Hacker Claims Leak of 6.8 Billion Emails in Massive 150GB Archive
A threat actor operating under the alias “Adkka72424” has claimed responsibility for leaking 6.8 billion unique email addresses to a dark web forum, igniting concern across the cybersecurity community. The alleged archive, totaling approximately 150GB, is said to contain billions of aggregated email records compiled from various breaches and datasets.
While the full scope of the dataset remains under verification, researchers report that a significant portion of the leaked addresses appear valid and usable. Early analysis suggests that roughly half of the claimed records may correspond to real, active email accounts.
The sheer scale of the dataset positions it among the largest publicly shared email compilations in recent years.
What the Hacker Claims
In a forum post, the actor claimed to have spent two years aggregating data from previous breaches, credential combo lists, database leaks, and log files.

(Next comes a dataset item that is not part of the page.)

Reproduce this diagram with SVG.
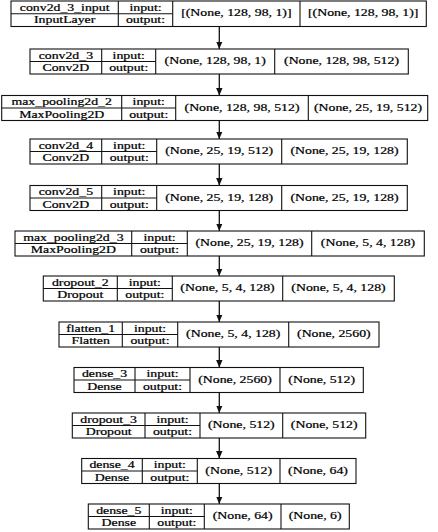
<svg xmlns="http://www.w3.org/2000/svg" width="438" height="532" viewBox="0 0 438 532">
<style>
rect.box{fill:#fff;stroke:#111;stroke-width:1.1}
line.d{stroke:#111;stroke-width:1.1}
text{font-family:"Liberation Serif","Times New Roman",serif;font-size:13.8px;fill:#000;stroke:#000;stroke-width:0.3;text-anchor:middle}
.e{stroke:#111;stroke-width:1.3;fill:none}
</style>
<defs>
<marker id="ah" markerUnits="userSpaceOnUse" markerWidth="8" markerHeight="8" refX="7.5" refY="3.2" orient="auto">
<path d="M0,0 L7.5,3.2 L0,6.4 Z" fill="#111"/>
</marker>
</defs>
<rect width="438" height="532" fill="#fff"/>
<g id="connectors">
<line class="e" x1="219.3" y1="26.5" x2="219.3" y2="49" marker-end="url(#ah)"/>
<line class="e" x1="219.3" y1="74" x2="219.3" y2="95.5" marker-end="url(#ah)"/>
<line class="e" x1="219.3" y1="120.5" x2="219.3" y2="139" marker-end="url(#ah)"/>
<line class="e" x1="219.3" y1="164" x2="219.3" y2="185.5" marker-end="url(#ah)"/>
<line class="e" x1="219.3" y1="210.5" x2="219.3" y2="231" marker-end="url(#ah)"/>
<line class="e" x1="219.3" y1="256" x2="219.3" y2="276" marker-end="url(#ah)"/>
<line class="e" x1="219.3" y1="301" x2="219.3" y2="322" marker-end="url(#ah)"/>
<line class="e" x1="219.3" y1="347" x2="219.3" y2="367.5" marker-end="url(#ah)"/>
<line class="e" x1="219.3" y1="392.5" x2="219.3" y2="413" marker-end="url(#ah)"/>
<line class="e" x1="219.3" y1="438" x2="219.3" y2="458.5" marker-end="url(#ah)"/>
<line class="e" x1="219.3" y1="483.5" x2="219.3" y2="504" marker-end="url(#ah)"/>
</g>

<g id="conv2d_3_input">
<rect class="box" x="11" y="1" width="415.3" height="25.5"/>
<line class="d" x1="118.3" y1="1" x2="118.3" y2="26.5"/>
<line class="d" x1="172.7" y1="1" x2="172.7" y2="26.5"/>
<line class="d" x1="300" y1="1" x2="300" y2="26.5"/>
<line class="d" x1="11" y1="13.75" x2="172.7" y2="13.75"/>
<text transform="translate(64.65,10.8) scale(1,0.68)">conv2d_3_input</text>
<text transform="translate(64.65,23.4) scale(1,0.68)">InputLayer</text>
<text transform="translate(145.5,10.8) scale(1,0.68)">input:</text>
<text transform="translate(145.5,23.4) scale(1,0.68)">output:</text>
<text transform="translate(236.35,16.3) scale(1,0.68)">[(None, 128, 98, 1)]</text>
<text transform="translate(363.15,16.3) scale(1,0.68)">[(None, 128, 98, 1)]</text>
</g>

<g id="conv2d_3">
<rect class="box" x="30" y="49" width="378.3" height="25"/>
<line class="d" x1="101.7" y1="49" x2="101.7" y2="74"/>
<line class="d" x1="155.7" y1="49" x2="155.7" y2="74"/>
<line class="d" x1="274.7" y1="49" x2="274.7" y2="74"/>
<line class="d" x1="30" y1="61.5" x2="155.7" y2="61.5"/>
<text transform="translate(65.85,58.6) scale(1,0.68)">conv2d_3</text>
<text transform="translate(65.85,71.1) scale(1,0.68)">Conv2D</text>
<text transform="translate(128.7,58.6) scale(1,0.68)">input:</text>
<text transform="translate(128.7,71.1) scale(1,0.68)">output:</text>
<text transform="translate(215.2,64.1) scale(1,0.68)">(None, 128, 98, 1)</text>
<text transform="translate(341.5,64.1) scale(1,0.68)">(None, 128, 98, 512)</text>
</g>

<g id="max_pooling2d_2">
<rect class="box" x="1.7" y="95.5" width="426" height="25"/>
<line class="d" x1="121.7" y1="95.5" x2="121.7" y2="120.5"/>
<line class="d" x1="175.7" y1="95.5" x2="175.7" y2="120.5"/>
<line class="d" x1="308.3" y1="95.5" x2="308.3" y2="120.5"/>
<line class="d" x1="1.7" y1="108" x2="175.7" y2="108"/>
<text transform="translate(61.7,105.1) scale(1,0.68)">max_pooling2d_2</text>
<text transform="translate(61.7,117.6) scale(1,0.68)">MaxPooling2D</text>
<text transform="translate(148.7,105.1) scale(1,0.68)">input:</text>
<text transform="translate(148.7,117.6) scale(1,0.68)">output:</text>
<text transform="translate(242,110.6) scale(1,0.68)">(None, 128, 98, 512)</text>
<text transform="translate(368,110.6) scale(1,0.68)">(None, 25, 19, 512)</text>
</g>

<g id="conv2d_4">
<rect class="box" x="30" y="139" width="377.3" height="25"/>
<line class="d" x1="101.7" y1="139" x2="101.7" y2="164"/>
<line class="d" x1="156.7" y1="139" x2="156.7" y2="164"/>
<line class="d" x1="281.7" y1="139" x2="281.7" y2="164"/>
<line class="d" x1="30" y1="151.5" x2="156.7" y2="151.5"/>
<text transform="translate(65.85,148.6) scale(1,0.68)">conv2d_4</text>
<text transform="translate(65.85,161.1) scale(1,0.68)">Conv2D</text>
<text transform="translate(129.2,148.6) scale(1,0.68)">input:</text>
<text transform="translate(129.2,161.1) scale(1,0.68)">output:</text>
<text transform="translate(219.2,154.1) scale(1,0.68)">(None, 25, 19, 512)</text>
<text transform="translate(344.5,154.1) scale(1,0.68)">(None, 25, 19, 128)</text>
</g>

<g id="conv2d_5">
<rect class="box" x="30" y="185.5" width="377.3" height="25"/>
<line class="d" x1="101.7" y1="185.5" x2="101.7" y2="210.5"/>
<line class="d" x1="156.7" y1="185.5" x2="156.7" y2="210.5"/>
<line class="d" x1="281.7" y1="185.5" x2="281.7" y2="210.5"/>
<line class="d" x1="30" y1="198" x2="156.7" y2="198"/>
<text transform="translate(65.85,195.1) scale(1,0.68)">conv2d_5</text>
<text transform="translate(65.85,207.6) scale(1,0.68)">Conv2D</text>
<text transform="translate(129.2,195.1) scale(1,0.68)">input:</text>
<text transform="translate(129.2,207.6) scale(1,0.68)">output:</text>
<text transform="translate(219.2,200.6) scale(1,0.68)">(None, 25, 19, 128)</text>
<text transform="translate(344.5,200.6) scale(1,0.68)">(None, 25, 19, 128)</text>
</g>

<g id="max_pooling2d_3">
<rect class="box" x="15" y="231" width="409.3" height="25"/>
<line class="d" x1="131.7" y1="231" x2="131.7" y2="256"/>
<line class="d" x1="187.3" y1="231" x2="187.3" y2="256"/>
<line class="d" x1="311.7" y1="231" x2="311.7" y2="256"/>
<line class="d" x1="15" y1="243.5" x2="187.3" y2="243.5"/>
<text transform="translate(73.35,240.6) scale(1,0.68)">max_pooling2d_3</text>
<text transform="translate(73.35,253.1) scale(1,0.68)">MaxPooling2D</text>
<text transform="translate(159.5,240.6) scale(1,0.68)">input:</text>
<text transform="translate(159.5,253.1) scale(1,0.68)">output:</text>
<text transform="translate(249.5,246.1) scale(1,0.68)">(None, 25, 19, 128)</text>
<text transform="translate(368,246.1) scale(1,0.68)">(None, 5, 4, 128)</text>
</g>

<g id="dropout_2">
<rect class="box" x="43.3" y="276" width="351" height="25"/>
<line class="d" x1="117.3" y1="276" x2="117.3" y2="301"/>
<line class="d" x1="172.3" y1="276" x2="172.3" y2="301"/>
<line class="d" x1="282.7" y1="276" x2="282.7" y2="301"/>
<line class="d" x1="43.3" y1="288.5" x2="172.3" y2="288.5"/>
<text transform="translate(80.3,285.6) scale(1,0.68)">dropout_2</text>
<text transform="translate(80.3,298.1) scale(1,0.68)">Dropout</text>
<text transform="translate(144.8,285.6) scale(1,0.68)">input:</text>
<text transform="translate(144.8,298.1) scale(1,0.68)">output:</text>
<text transform="translate(227.5,291.1) scale(1,0.68)">(None, 5, 4, 128)</text>
<text transform="translate(338.5,291.1) scale(1,0.68)">(None, 5, 4, 128)</text>
</g>

<g id="flatten_1">
<rect class="box" x="59" y="322" width="320" height="25"/>
<line class="d" x1="122.3" y1="322" x2="122.3" y2="347"/>
<line class="d" x1="177.7" y1="322" x2="177.7" y2="347"/>
<line class="d" x1="288.7" y1="322" x2="288.7" y2="347"/>
<line class="d" x1="59" y1="334.5" x2="177.7" y2="334.5"/>
<text transform="translate(90.65,331.6) scale(1,0.68)">flatten_1</text>
<text transform="translate(90.65,344.1) scale(1,0.68)">Flatten</text>
<text transform="translate(150,331.6) scale(1,0.68)">input:</text>
<text transform="translate(150,344.1) scale(1,0.68)">output:</text>
<text transform="translate(233.2,337.1) scale(1,0.68)">(None, 5, 4, 128)</text>
<text transform="translate(333.85,337.1) scale(1,0.68)">(None, 2560)</text>
</g>

<g id="dense_3">
<rect class="box" x="74" y="367.5" width="289.3" height="25"/>
<line class="d" x1="135" y1="367.5" x2="135" y2="392.5"/>
<line class="d" x1="190" y1="367.5" x2="190" y2="392.5"/>
<line class="d" x1="280" y1="367.5" x2="280" y2="392.5"/>
<line class="d" x1="74" y1="380" x2="190" y2="380"/>
<text transform="translate(104.5,377.1) scale(1,0.68)">dense_3</text>
<text transform="translate(104.5,389.6) scale(1,0.68)">Dense</text>
<text transform="translate(162.5,377.1) scale(1,0.68)">input:</text>
<text transform="translate(162.5,389.6) scale(1,0.68)">output:</text>
<text transform="translate(235,382.6) scale(1,0.68)">(None, 2560)</text>
<text transform="translate(321.65,382.6) scale(1,0.68)">(None, 512)</text>
</g>

<g id="dropout_3">
<rect class="box" x="72.3" y="413" width="293.4" height="25"/>
<line class="d" x1="145" y1="413" x2="145" y2="438"/>
<line class="d" x1="200" y1="413" x2="200" y2="438"/>
<line class="d" x1="282.7" y1="413" x2="282.7" y2="438"/>
<line class="d" x1="72.3" y1="425.5" x2="200" y2="425.5"/>
<text transform="translate(108.65,422.6) scale(1,0.68)">dropout_3</text>
<text transform="translate(108.65,435.1) scale(1,0.68)">Dropout</text>
<text transform="translate(172.5,422.6) scale(1,0.68)">input:</text>
<text transform="translate(172.5,435.1) scale(1,0.68)">output:</text>
<text transform="translate(241.35,428.1) scale(1,0.68)">(None, 512)</text>
<text transform="translate(324.2,428.1) scale(1,0.68)">(None, 512)</text>
</g>

<g id="dense_4">
<rect class="box" x="81.7" y="458.5" width="274.3" height="25"/>
<line class="d" x1="142.3" y1="458.5" x2="142.3" y2="483.5"/>
<line class="d" x1="197.3" y1="458.5" x2="197.3" y2="483.5"/>
<line class="d" x1="280" y1="458.5" x2="280" y2="483.5"/>
<line class="d" x1="81.7" y1="471" x2="197.3" y2="471"/>
<text transform="translate(112,468.1) scale(1,0.68)">dense_4</text>
<text transform="translate(112,480.6) scale(1,0.68)">Dense</text>
<text transform="translate(169.8,468.1) scale(1,0.68)">input:</text>
<text transform="translate(169.8,480.6) scale(1,0.68)">output:</text>
<text transform="translate(238.65,473.6) scale(1,0.68)">(None, 512)</text>
<text transform="translate(318,473.6) scale(1,0.68)">(None, 64)</text>
</g>

<g id="dense_5">
<rect class="box" x="88.3" y="504" width="261" height="25"/>
<line class="d" x1="149.3" y1="504" x2="149.3" y2="529"/>
<line class="d" x1="204.3" y1="504" x2="204.3" y2="529"/>
<line class="d" x1="281" y1="504" x2="281" y2="529"/>
<line class="d" x1="88.3" y1="516.5" x2="204.3" y2="516.5"/>
<text transform="translate(118.8,513.6) scale(1,0.68)">dense_5</text>
<text transform="translate(118.8,526.1) scale(1,0.68)">Dense</text>
<text transform="translate(176.8,513.6) scale(1,0.68)">input:</text>
<text transform="translate(176.8,526.1) scale(1,0.68)">output:</text>
<text transform="translate(242.65,519.1) scale(1,0.68)">(None, 64)</text>
<text transform="translate(315.15,519.1) scale(1,0.68)">(None, 6)</text>
</g>
</svg>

According to the post, the final tally reached 6,839,584,670 unique email addresses.
The hacker described the archive as a consolidated compilation rather than a single-source breach, implying that the dataset may consist of historical exposures rather than a newly compromised platform.
If accurate, this means many of the email addresses may have already been part of earlier breaches but are now packaged into a centralized, searchable format.
Verification and Data Integrity Questions
Cybersecurity analysts examining samples of the archive have reportedly validated approximately 3 billion addresses as usable, though comprehensive validation remains ongoing.
The absence of clear metadata linking emails to specific breach events complicates assessment. Large aggregated datasets often contain duplicates, outdated accounts, or addresses already exposed multiple times.
Even so, the operational value for threat actors lies not in novelty, but in scale and consolidation.
A unified dataset dramatically lowers the barrier for launching mass phishing or business email compromise campaigns.
Phishing and Business Email Compromise Risks
Email addresses serve as the primary entry point for many cyberattacks. With billions of verified addresses available in a single archive, attackers can automate highly targeted phishing campaigns at unprecedented volume.
Business email compromise schemes may become more refined, as attackers cross-reference leaked addresses with publicly available corporate data to impersonate executives or vendors.
Credential stuffing attacks could also intensify, particularly if portions of the archive are paired with historical password leaks from other datasets.
Security professionals warn that consolidation increases efficiency for attackers, even if individual addresses are not new.
Is This a New Breach?
At this stage, there is no indication that the 6.8 billion emails stem from a single recent compromise. Instead, the archive appears to aggregate data collected over time from multiple incidents.
Large-scale compilations have emerged periodically over the past decade, often reintroducing previously leaked data in expanded or reorganized formats.
The difference in this case is the volume and the marketing of the archive as containing “unique” addresses.
What Individuals and Organizations Should Do
Even if an email address has appeared in prior breaches, its inclusion in a consolidated archive raises renewed exposure risk. Users are advised to enable multi-factor authentication across all accounts and avoid password reuse.
Organizations should reinforce email filtering systems, implement domain-based authentication protections such as SPF, DKIM, and DMARC, and conduct user awareness training focused on social engineering detection.
Continuous monitoring for credential exposure and suspicious login attempts can reduce the likelihood that leaked addresses translate into account compromise.
In an era where billions of email addresses circulate freely in underground markets, the protective focus must shift from secrecy to resilience.